A girl named Rose is riding her new bike near home in Deadwood, South Dakota, when she falls through the earth. She wakes up at the bottom of a square-shaped hole, its walls glowing with intricate carvings. But the firemen who come to save her peer down upon something even stranger: a little girl in the palm of a giant metal hand.
Seventeen years later, the mystery of the bizarre artifact remains unsolved – the object’s origins, architects, and purpose unknown.
But some can never stop searching for answers.
Rose Franklin is now a highly trained physicist leading a top-secret team to crack the hand’s code. And along with her colleagues, she is being interviewed by a nameless interrogator whose power and purview are as enigmatic as the relic they seek. What’s clear is that Rose and her compatriots are on the edge of unravelling history’s most perplexing discovery-and finally figuring out what it portends for humanity. But once the pieces of the puzzle are in place, will the result be an instrument of lasting peace or a weapon of mass destruction?
I was thinking all night and day about Sleeping Giants (which means no matter what, this book made me think a lot), trying to decide whether I liked it or not. From one side, I was really excited to read a story about an ancient advanced civilization that had left a surprise ‘gift’ for humans on Earth. I always considered our history half buried under the layer of mysteries, half re-written, with lots of white spots and gaps in chronology, and wasn’t always on board with the official historical science. So, of course, Sleeping Giants seemed like a perfect book to practice my theory of doubt. Did I get what I was asking for? I for sure did, but not as I had imagined.
⭐ Sleeping Giants has an absolutely fantastic concept but quite boring execution. The interview format absolutely splendidly worked for me in Illuminae Files, but here it failed to impress, thus creating zero chemistry or sympathy with the characters from my side. I disliked all of them, except for the Mystery Man behind the story. That person was rich and mysterious, and absolutely overshadowed other characters. Typical American boys and girls scouts with boring personalities that somehow just felt flat to my taste. Maybe it was the point, so the Mystery Man would outshine all of them, but I think it’s just me and my antipathy for the characters. We just didn’t click I and didn’t care.
⭐ The other thing, I found this book highly politicized and narcissistic. For sure, it’s okay to express political views in a book that you have written, but, as a reader, I don’t have to agree with the author’s view on the globalized community. Well, I full heartedly disagree with lots of things, moreover, I find them highly cliched and onesided. I wish there was more neutrality to the story’s agenda, but unfortunately, it was not the case. This is why I try to avoid politics in books. From the other side, I saw that the author tried to be cynical and snide on purpose because it served the plot and the idea of omnipotence, which are important instruments of the plot. Understandably so. But I can assure you I can distinct cynical-on-purpose and cynical-because-you-don’t-know-better, so I will stick with my antipathy for now.

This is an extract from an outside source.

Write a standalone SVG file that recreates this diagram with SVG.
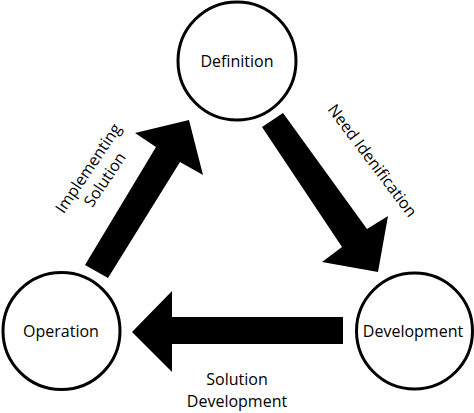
<svg xmlns="http://www.w3.org/2000/svg" width="474" height="413" viewBox="0 0 474 413">
<style>
.node circle{fill:#fff;stroke:#000;stroke-width:3}
text{font-family:"Open Sans","Liberation Sans",sans-serif;font-size:16px;fill:#000;text-anchor:middle}
.arrow{fill:#000}
</style>
<rect width="474" height="413" fill="#fff"/>
<g id="connectors">
<polygon class="arrow" points="262,127 342,247 322,262 378,272 388,216 367,229 283,113"/>
<polygon class="arrow" points="343,317 172,317 172,291 132,332 172,372 172,344 343,344"/>
<polygon class="arrow" points="85,265 156,147 135,133 189,120 203,175 180,162 108,278"/>
<g transform="translate(372,161) rotate(53)"><text x="0" y="5">Need Idenification</text></g>
<g transform="translate(96.5,174) rotate(-56)"><text x="0" y="-4.5">Implementing</text><text x="0" y="15.5">Solution</text></g>
<text x="237" y="385">Solution</text>
<text x="237" y="407">Development</text>
</g>
<g id="definition" class="node"><circle cx="237" cy="61" r="59"/><text x="237" y="67">Definition</text></g>
<g id="operation" class="node"><circle cx="61.5" cy="331" r="58.5"/><text x="61" y="337">Operation</text></g>
<g id="development" class="node"><circle cx="414.5" cy="331" r="58"/><text x="413" y="337">Development</text></g>
</svg>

⭐ I don’t want to be all that criticizing. For sure I can appreciate excellent language; a huge amount of research and erudition that were invested in the story. Again, the Mystery Man is the star! And I am left curious as for what is going to happen next. But that is a kind of curiosity you do not feel happy and excited about; it’s more like an itch you want to scratch but afraid you’ll make it worse. I guess I will find out soon if my opinion is changeable or I’ll be stuck with the sour taste of disappointment in my mouth.
All in all, many people commented in their reviews that this book had left them feeling so small in the eyes of the universe and the unknown. Who are we? Where are we coming from? Are we safe from the outer? I wished with all my heart to feel those vibes as well because, usually, these questions make me feel so small in a big, big universe, but, alas, this time I couldn’t chase that wonderful and terrifying feeling.